Check every line in the records below for the word "this" and report how many have it, nothing more.

Information shown:
----------

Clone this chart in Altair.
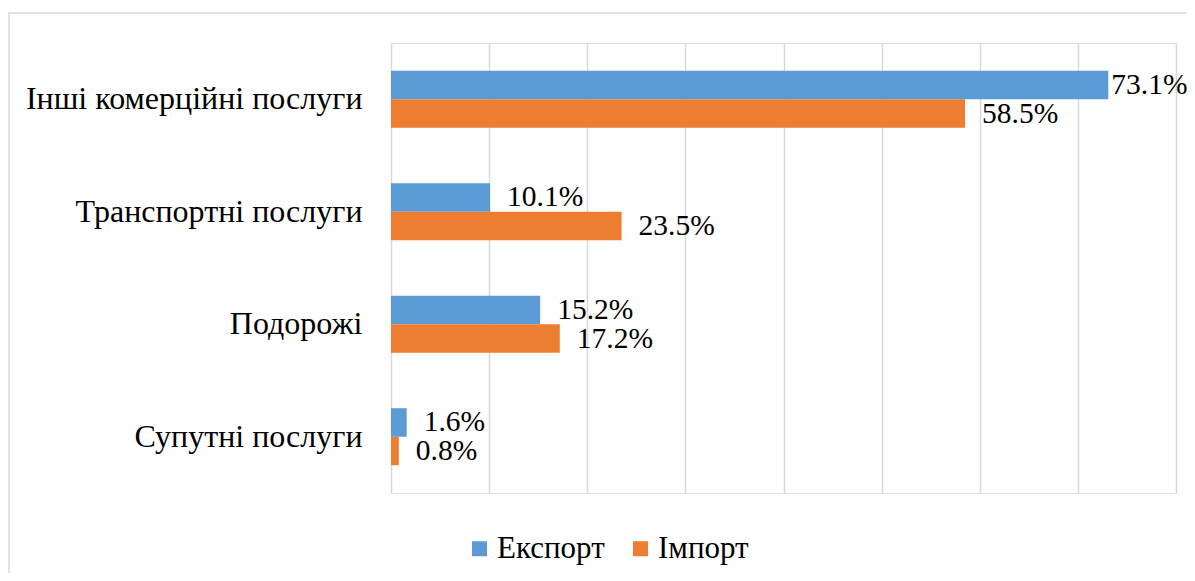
import altair as alt
import pandas as pd

categories = ["Інші комерційні послуги", "Транспортні послуги", "Подорожі", "Супутні послуги"]
series = ["Експорт", "Імпорт"]
export_vals = [73.1, 10.1, 15.2, 1.6]
import_vals = [58.5, 23.5, 17.2, 0.8]
colors = ["#5B9BD5", "#ED7D31"]
grid_ticks = [0, 10, 20, 30, 40, 50, 60, 70, 80]

rows = []
for c, e, i in zip(categories, export_vals, import_vals):
    rows.append({"cat": c, "series": series[0], "v": e, "label": f"{e:.1f}%"})
    rows.append({"cat": c, "series": series[1], "v": i, "label": f"{i:.1f}%"})
df = pd.DataFrame(rows)
vmax = max(export_vals + import_vals)

FONT = "Liberation Serif"
FS_AXIS = 32
FS_LABEL = 29.5
FS_LEGEND = 31

y_enc = alt.Y("cat:N", sort=categories, title=None,
              scale=alt.Scale(paddingInner=0.493, paddingOuter=0.2465),
              axis=alt.Axis(labelFont=FONT, labelFontSize=FS_AXIS, labelColor="#000000",
                            ticks=False, domain=False, labelPadding=29, labelLimit=600))
yoff = alt.YOffset("series:N", sort=series)
x_enc = alt.X("v:Q", title=None,
              scale=alt.Scale(domain=[0, 80], nice=False),
              axis=alt.Axis(values=grid_ticks, labels=False, ticks=False, domain=False,
                            grid=True, gridColor="#d9d9d9", gridWidth=1.5))

base = alt.Chart(df)

border = alt.Chart(pd.DataFrame({"a": [0]})).mark_rect(
    fill=None, stroke="#d9d9d9", strokeWidth=1.5, clip=False
).encode(x=alt.value(-382), x2=alt.value(1200), y=alt.value(-30), y2=alt.value(700))

bars = base.mark_bar().encode(
    x=x_enc, y=y_enc, yOffset=yoff,
    color=alt.Color("series:N", sort=series,
                    scale=alt.Scale(domain=series, range=colors),
                    legend=alt.Legend(title=None, orient="none", direction="horizontal",
                                      legendX=73, legendY=490,
                                      labelFont=FONT, labelFontSize=FS_LEGEND, labelColor="#000000",
                                      symbolType="square", symbolSize=225,
                                      symbolStrokeWidth=0, columnPadding=20, labelOffset=2)),
)

labels = base.transform_filter(alt.datum.v < vmax).mark_text(
    align="left", baseline="middle", dx=17, font=FONT, fontSize=FS_LABEL, color="#000000"
).encode(x="v:Q", y=alt.Y("cat:N", sort=categories), yOffset=yoff, text="label:N")

labels_max = base.transform_filter(alt.datum.v >= vmax).mark_text(
    align="left", baseline="middle", dx=3, font=FONT, fontSize=FS_LABEL, color="#000000"
).encode(x="v:Q", y=alt.Y("cat:N", sort=categories), yOffset=yoff, text="label:N")

chart = alt.layer(border, bars, labels, labels_max).properties(
    width=785, height=450,
    autosize=alt.AutoSizeParams(type="none"),
    padding={"left": 383, "top": 35, "right": 11, "bottom": 80},
).configure_view(stroke=None).configure(background="#ffffff")

chart.save("out.html", embed_options={"renderer": "svg", "actions": False})
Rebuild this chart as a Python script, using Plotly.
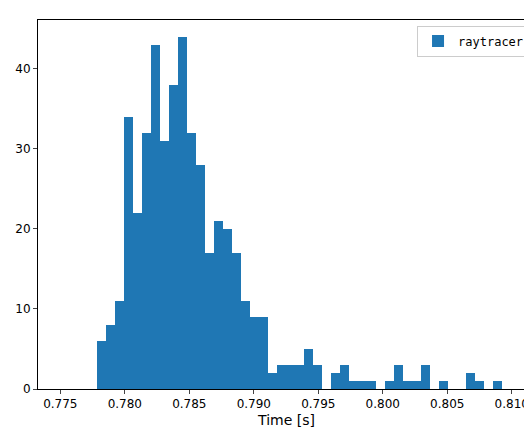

----------

Expected answer: 2